SaLF: Sparse Local Fields for Multi-Sensor Rendering in Real-Time
Yun Chen, Matthew Haines, Jingkang Wang, Sahil Jain, Krzysztof Baron-Lis, Siva Manivasagam, Ze Yang, Raquel Urtasun
AI summary
Problem
Existing neural rendering methods for autonomous driving simulation are either slow (NeRF-based) or limited to pinhole cameras (3D Gaussian Splatting), lacking a unified, efficient representation that supports complex multi-sensor models like rolling-shutter LiDARs and fisheye cameras.
Approach
SaLF represents scenes as a sparse grid of 3D voxel primitives, where each voxel contains a local implicit field, enabling both efficient tile-based rasterization for cameras and accelerated octree-based ray-casting for LiDAR and complex sensors.
Key results
- Real-time rendering at 50+ FPS for cameras and 600+ FPS for LiDAR
- Unified support for complex sensors like rolling-shutter LiDARs and fisheye cameras
- Training under 30 minutes with adaptive voxel pruning and densification
- Comparable photorealism and smaller downstream domain gap than state-of-the-art simulators
Why it matters
Provides a unified, efficient foundation for scalable, high-fidelity multi-sensor simulation critical for testing and training autonomous driving systems.
Abstract
High-fidelity sensor simulation of light-based sen- sors such as cameras and LiDARs is critical for safe and accurate autonomy testing.

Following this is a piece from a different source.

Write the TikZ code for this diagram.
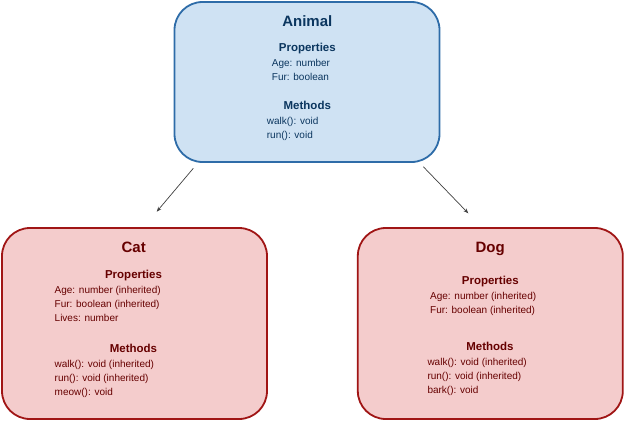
\documentclass[tikz,border=0pt]{standalone}
\usepackage{fontspec}
\setmainfont{Liberation Sans}
\usetikzlibrary{arrows.meta}
\definecolor{bluefill}{HTML}{CFE2F3}
\definecolor{blueline}{HTML}{2E6CA8}
\definecolor{bluetext}{HTML}{0B365F}
\definecolor{redfill}{HTML}{F4CCCC}
\definecolor{redline}{HTML}{A01515}
\definecolor{redtext}{HTML}{660000}
\definecolor{arrowcol}{HTML}{404040}
\tikzset{
  classbox/.style={draw, line width=1.8pt, rounded corners=28pt, inner sep=0pt},
  animalbox/.style={classbox, draw=blueline, fill=bluefill},
  childbox/.style={classbox, draw=redline, fill=redfill},
  titletext/.style={inner sep=0pt, anchor=base, font=\fontsize{15}{18}\selectfont\bfseries},
  headtext/.style={inner sep=0pt, anchor=base, font=\fontsize{11.5}{14}\selectfont\bfseries},
  bodytext/.style={inner sep=0pt, anchor=base west, font=\fontsize{10}{12}\selectfont},
  conn/.style={draw=arrowcol, line width=0.7pt, -{Stealth[length=5pt,width=3.8pt]}}
}
\begin{document}
\begin{tikzpicture}[x=1pt,y=-1pt]
\useasboundingbox (0,0) rectangle (624,421);

% Boxes
\node[animalbox, minimum width=265pt, minimum height=160pt] (animal) at (307,82) {};
\node[childbox, minimum width=265pt, minimum height=191pt] (cat) at (134.5,323.5) {};
\node[childbox, minimum width=265pt, minimum height=191pt] (dog) at (490.3,323.5) {};

% Animal text
\begin{scope}[text=bluetext]
\node[titletext] (at) at (307.3,26.5) {Animal};
\node[headtext] (ap) at (307.3,51.5) {Properties};
\node[bodytext] (a1) at (271.7,66.3) {Age: number};
\node[bodytext] (a2) at (271.7,80.6) {Fur: boolean};
\node[headtext] (am) at (307.3,109) {Methods};
\node[bodytext] (a3) at (266.7,124) {walk(): void};
\node[bodytext] (a4) at (266.7,138.3) {run(): void};
\end{scope}

% Cat text
\begin{scope}[text=redtext]
\node[titletext] (ct) at (133.7,252.7) {Cat};
\node[headtext] (cp) at (133.5,278.3) {Properties};
\node[bodytext] (c1) at (54.5,293.3) {Age: number (inherited)};
\node[bodytext] (c2) at (54.5,307.3) {Fur: boolean (inherited)};
\node[bodytext] (c3) at (54.5,321.3) {Lives: number};
\node[headtext] (cm) at (133.5,352.7) {Methods};
\node[bodytext] (c4) at (54.5,367.3) {walk(): void (inherited)};
\node[bodytext] (c5) at (54.5,381.3) {run(): void (inherited)};
\node[bodytext] (c6) at (54.5,395.6) {meow(): void};
\end{scope}

% Dog text
\begin{scope}[text=redtext]
\node[titletext] (dt) at (490.2,252.7) {Dog};
\node[headtext] (dp) at (490.3,284.3) {Properties};
\node[bodytext] (d1) at (430,299.3) {Age: number (inherited)};
\node[bodytext] (d2) at (430,313.3) {Fur: boolean (inherited)};
\node[headtext] (dm) at (490,350) {Methods};
\node[bodytext] (d3) at (427.3,365.6) {walk(): void (inherited)};
\node[bodytext] (d4) at (427.3,379.4) {run(): void (inherited)};
\node[bodytext] (d5) at (427.3,393.4) {bark(): void};
\end{scope}

% Connectors
\coordinate (s1) at (193.3,168.3);
\coordinate (e1) at (156.7,211.7);
\coordinate (s2) at (423.3,166.7);
\coordinate (e2) at (468.3,213.3);
\draw[conn] (s1) -- (e1);
\draw[conn] (s2) -- (e2);
\end{tikzpicture}
\end{document}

Neural radiance field (NeRF)-based methods that reconstruct sensor observations via ray-casting of implicit representations have demonstrated accurate simulation of driving scenes, but are slow to train and render, hampering scalability. 3D Gaussian Splatting (3DGS) has demonstrated faster training and rendering times through rasterization, but is primarily restricted to pinhole camera sensors, preventing usage for realistic multi-sensor autonomy evaluation. Moreover, both NeRF and 3DGS couple the representation with the rendering procedure (implicit networks for ray-based evaluation, particles for rasterization), preventing interoperability, which is key for general usage. In this work, we present Sparse Local Fields (SaLF), a novel volumetric representation that supports rasterization and raytracing for unified multi-sensor simulation. SaLF represents volumes as a sparse set of 3D voxel primitives, where each voxel is a local implicit field. SaLF has fast training (<30 min) and rendering capabilities (50+ FPS for camera and 600+ FPS for LiDAR), has adaptive pruning and densification to easily handle large scenes, and can support non- pinhole cameras and spinning LiDARs. We demonstrate that SaLF delivers realism comparable to existing self-driving sensor simulation methods while providing an efficient and versatile foundation for more scalable simulation.